Listen to our podcast in English (with Commissioner Julian King, Cuma Ülger, Jessika Soors, Kari-Anne Aasterud, Magnus Ranstorp and Thorleif Link)
(MP3 File (25MB))
Listen to our podcast in French (with Commissioner Julian King, Muriel Domenach, Annabelle Jaccard, Jessika Soors and Magnus Ranstorp)
(MP3 File (19MB))
On Friday 10 March, the European Commission organised a dedicated event in Brussels to mark the 13th European Day of Remembrance of the Victims of terrorism, which was attended by Commissioner Julian King. The event brought together victims of terrorism, victim associations and psychiatrists with European and Member State representatives, to share their stories and experiences.
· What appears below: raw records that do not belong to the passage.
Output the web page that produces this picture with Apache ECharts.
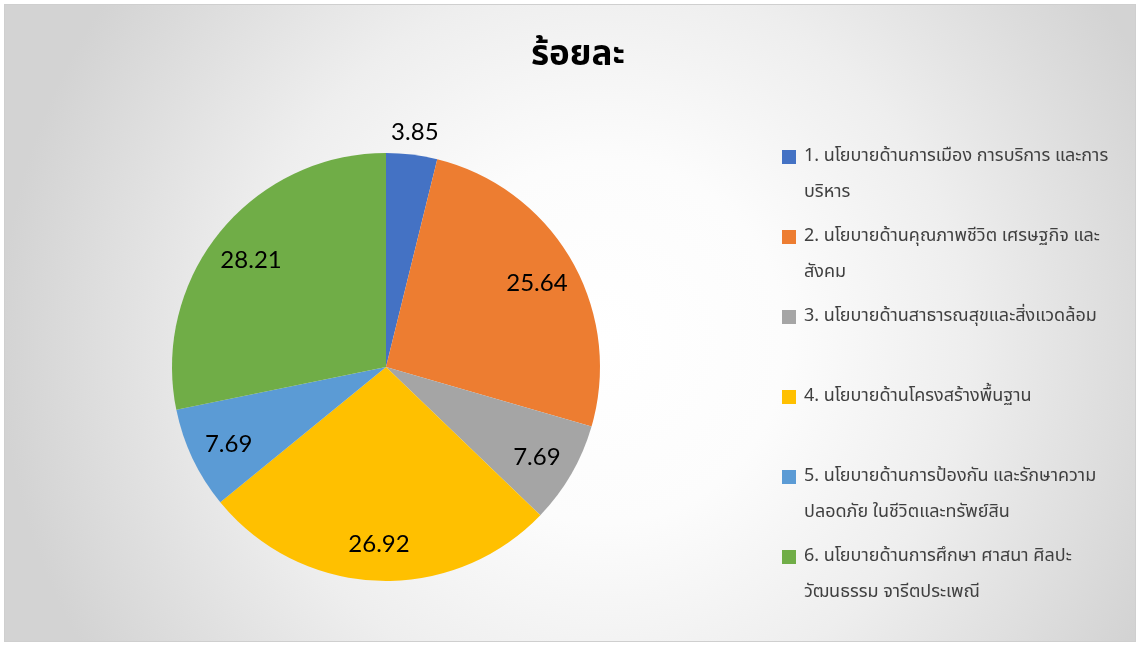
<!DOCTYPE html>
<html>
<head>
<meta charset="utf-8">
<script src="https://cdn.jsdelivr.net/npm/echarts@6/dist/echarts.min.js"></script>
<style>
  html, body { margin: 0; padding: 0; background: #fff; }
  #frame {
    position: absolute; left: 4px; top: 4px;
    width: 1130px; height: 636px;
    border: 1px solid #cfcfcf;
  }
  #chart { width: 1130px; height: 636px; }
</style>
</head>
<body>
<div id="frame"><div id="chart"></div></div>
<script>
// legend lines as they wrap in the original
const categories = [
  ["1. นโยบายด้านการเมือง การบริการ และการ", "บริหาร"],
  ["2. นโยบายด้านคุณภาพชีวิต เศรษฐกิจ และ", "สังคม"],
  ["3. นโยบายด้านสาธารณสุขและสิ่งแวดล้อม"],
  ["4. นโยบายด้านโครงสร้างพื้นฐาน"],
  ["5. นโยบายด้านการป้องกัน และรักษาความ", "ปลอดภัย ในชีวิตและทรัพย์สิน"],
  ["6. นโยบายด้านการศึกษา ศาสนา ศิลปะ", "วัฒนธรรม จารีตประเพณี"],
];
const values = [3.85, 25.64, 7.69, 26.92, 7.69, 28.21];
const colors = ["#4472C4", "#ED7D31", "#A5A5A5", "#FFC000", "#5B9BD5", "#70AD47"];

const names = categories.map((c) => c.join(""));
const thaiFont = "'Noto Sans Thai', 'Noto Sans', 'DejaVu Sans', sans-serif";
const R = 214;
const center = [381, 362];

let chart = echarts.init(document.getElementById("chart"));

// main slices
const pieData = names.map((n, i) => ({
  name: n,
  value: values[i],
  itemStyle: { color: colors[i] },
}));
// transparent ring so inside labels sit at ~0.8 of the radius
const labelData = names.map((n, i) => ({
  name: n,
  value: values[i],
  label: { show: i !== 0 },
}));
// outer ring only for the small first slice
const outerData = names.map((n, i) => ({
  name: n,
  value: values[i],
  label: { show: i === 0 },
}));

const valueLabel = {
  position: "inside",
  formatter: "{c}",
  fontFamily: "Lato, sans-serif",
  fontSize: 24,
  color: "#000",
  offset: [0, 3],
};

chart.setOption({
  backgroundColor: {
    type: "radial",
    x: 0.53,
    y: 0.53,
    r: 0.95,
    colorStops: [
      { offset: 0, color: "#ffffff" },
      { offset: 0.3, color: "#fcfcfc" },
      { offset: 0.6, color: "#eeeeee" },
      { offset: 1, color: "#d3d3d3" },
    ],
  },
  title: {
    text: "ร้อยละ",
    left: 568,
    top: 30,
    textAlign: "center",
    textStyle: {
      fontFamily: thaiFont,
      fontWeight: "bold",
      fontSize: 35,
      color: "#000",
    },
  },
  legend: {
    orient: "vertical",
    left: 772,
    top: 93,
    itemWidth: 14,
    itemHeight: 14,
    itemGap: -28,
    icon: "rect",
    selectedMode: false,
    data: names,
    formatter: (name) => {
      let lines = categories[names.indexOf(name)];
      return "\n" + lines[0] + "\n" + (lines[1] || "");
    },
    textStyle: {
      fontFamily: thaiFont,
      fontSize: 18,
      lineHeight: 36,
      color: "#404040",
      padding: [0, 0, 0, 3],
    },
  },
  series: [
    {
      type: "pie",
      center: center,
      radius: R,
      startAngle: 90,
      clockwise: true,
      label: { show: false },
      labelLine: { show: false },
      emphasis: { scale: false },
      data: pieData,
    },
    {
      type: "pie",
      center: center,
      radius: [R * 0.6, R],
      startAngle: 90,
      silent: true,
      avoidLabelOverlap: false,
      itemStyle: { color: "rgba(0,0,0,0)" },
      label: valueLabel,
      labelLine: { show: false },
      data: labelData,
    },
    {
      type: "pie",
      center: center,
      radius: [R, R + 44],
      startAngle: 90,
      silent: true,
      avoidLabelOverlap: false,
      itemStyle: { color: "rgba(0,0,0,0)" },
      label: valueLabel,
      labelLine: { show: false },
      data: outerData,
    },
  ],
});
</script>
</body>
</html>
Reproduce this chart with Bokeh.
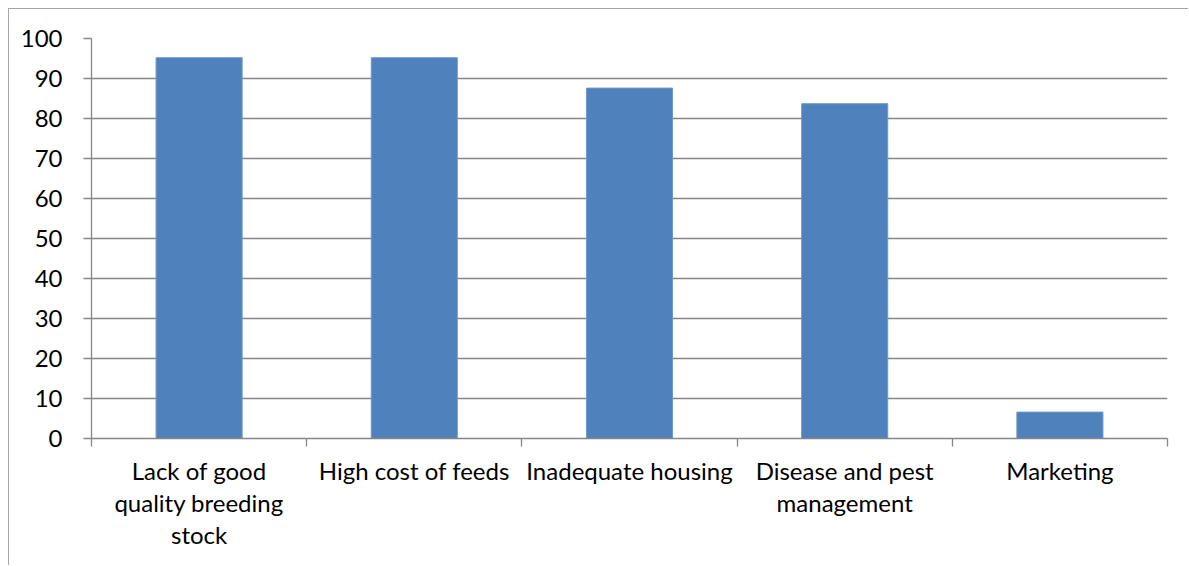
from bokeh.plotting import figure
from bokeh.models import FixedTicker, Range1d, ColumnDataSource
from bokeh.embed import file_html
from bokeh.resources import INLINE

categories = ["Lack of good quality breeding stock", "High cost of feeds",
              "Inadequate housing", "Disease and pest management", "Marketing"]
tick_labels = ["Lack of good\nquality breeding\nstock", "High cost of feeds",
               "Inadequate housing", "Disease and pest\nmanagement", "Marketing"]
values = [95.2, 95.2, 87.6, 83.7, 6.6]
y_ticks = [0, 10, 20, 30, 40, 50, 60, 70, 80, 90, 100]

centers = [i + 0.5 for i in range(len(categories))]
bounds = [i for i in range(len(categories) + 1)]

src = ColumnDataSource(dict(x=centers, top=values, cat=categories))

GRID = "#868686"
FONT = "Lato"

p = figure(width=1180, height=557, output_backend="svg", toolbar_location=None,
           x_range=Range1d(0, len(categories)), y_range=Range1d(0, 100),
           min_border_left=82, min_border_right=22, min_border_top=29, min_border_bottom=128,
           styles={"margin-left": "8px", "margin-top": "8px",
                   "border-left": "1px solid #a6a6a6", "border-top": "1px solid #a6a6a6"})
p.outline_line_color = None
p.background_fill_color = "white"
p.border_fill_color = "white"

p.vbar(x="x", top="top", bottom=0, width=0.4, source=src,
       fill_color="#4F81BD", line_color="#6f97c9", line_width=1)

p.xgrid.visible = False
p.ygrid.ticker = FixedTicker(ticks=y_ticks)
p.ygrid.grid_line_color = GRID
p.ygrid.grid_line_width = 1.3

xa = p.xaxis[0]
xa.ticker = FixedTicker(ticks=centers, minor_ticks=bounds)
xa.major_label_overrides = {c: t for c, t in zip(centers, tick_labels)}
xa.major_tick_out = 0
xa.major_tick_in = 0
xa.minor_tick_out = 8
xa.minor_tick_in = 0
xa.minor_tick_line_color = GRID
xa.minor_tick_line_width = 1.3
xa.axis_line_color = GRID
xa.axis_line_width = 1.3
xa.major_label_standoff = 9
xa.major_label_text_font = FONT
xa.major_label_text_font_size = "24px"
xa.major_label_text_color = "black"
xa.major_label_text_line_height = 1.12

ya = p.yaxis[0]
ya.ticker = FixedTicker(ticks=y_ticks)
ya.major_tick_out = 8
ya.major_tick_in = 0
ya.minor_tick_line_color = None
ya.major_tick_line_color = GRID
ya.major_tick_line_width = 1.3
ya.axis_line_color = GRID
ya.axis_line_width = 1.3
ya.major_label_standoff = 21
ya.major_label_text_font = FONT
ya.major_label_text_font_size = "24px"
ya.major_label_text_color = "black"

open("out.html", "w").write(file_html(p, INLINE))
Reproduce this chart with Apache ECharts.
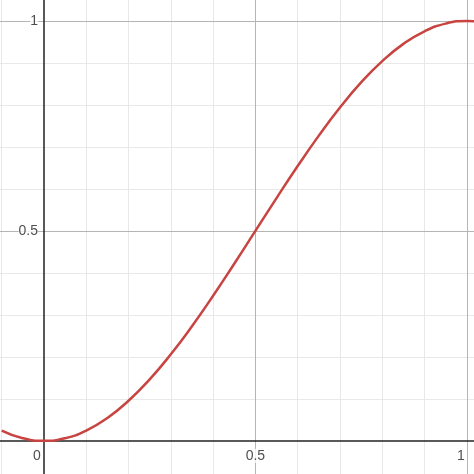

The European Day of Remembrance for Victims of Terrorism was established after the Madrid Bombings in 2004. Each year since 2005, the European Commission remembers the victims of terrorist atrocities on this date. We express our sympathy and support to those who grieve and bear the physical and psychological scars of terrorist acts. We also recall our commitment to supporting the victims and their families, to strengthening their rights, to defending their interests and to ensuring their voices are heard.
On 9 November, the European Commission and the Radicalisation Awareness Network (RAN) Centre of Excellence organised the 3rd RAN High-Level Conference on Radicalisation in Brussels. The event was hosted by Commissioner for Migration, Home Affairs and Citizenship, Dimitris Avramopoulos, and Commissioner for the Security Union, Sir Julian King, and brought together Ministers, policy makers and practitioners to discuss how to effectively prevent radicalisation leading to violent extremism and terrorism.
Discussions focused on the issues around growing polarisation in the society, returning foreign terrorist fighters, children raised in a radicalised environment, as well as RAN support in designing national prevention strategies, structures and interventions. The participants heard first-hand insights from RAN practitioners and exchange best practices and expertise in the field.
As concrete outcomes of EU-level work on anti-radicalisation, the RAN Centre of Excellence presented the Handbook "Developing a Local Prevent Framework & Guiding Principles" and launched "RAN Young", a platform empowering young people to play an active role in the prevention of radicalisation. The European Commission prepared overview of prevent strategies from across the EU in a form of a repository.
Some 100 RAN practitioners gathered with high level nationals and EU policy makers, to discuss ways to effectively tackle the challenge of radicalisation leading to terrorism and violent extremism on 17 June 2014.
The conference focused on the main challenges and opportunities ahead, counter terrorist propaganda, exit programmes and deradicalisation, as well as cooperation between governments and civil society.
The Cities Conference on Foreign Fighters leaving for Syria took place in The Hague on 30 January 2014.
The event was an opportunity for practitioners from various European cities to exchange knowledge and practices on how to deal with the foreign fighter phenomenon before, during and after travel, and to draft recommendations for local, national and EU-levels.
The 2013 High-Level Conference was intended to bolster the EU and Member States' efforts to broaden engagement to prevent violent extremism and support local actors to build more resilient societies. It took place in Brussels on 29 January.
The conference focused on the role of local actors in preventing violent extremism, the role of diasporas in the process of violent extremism and their engagement in its prevention, and on how to communicate on violent extremism, and counter-messaging via the Internet.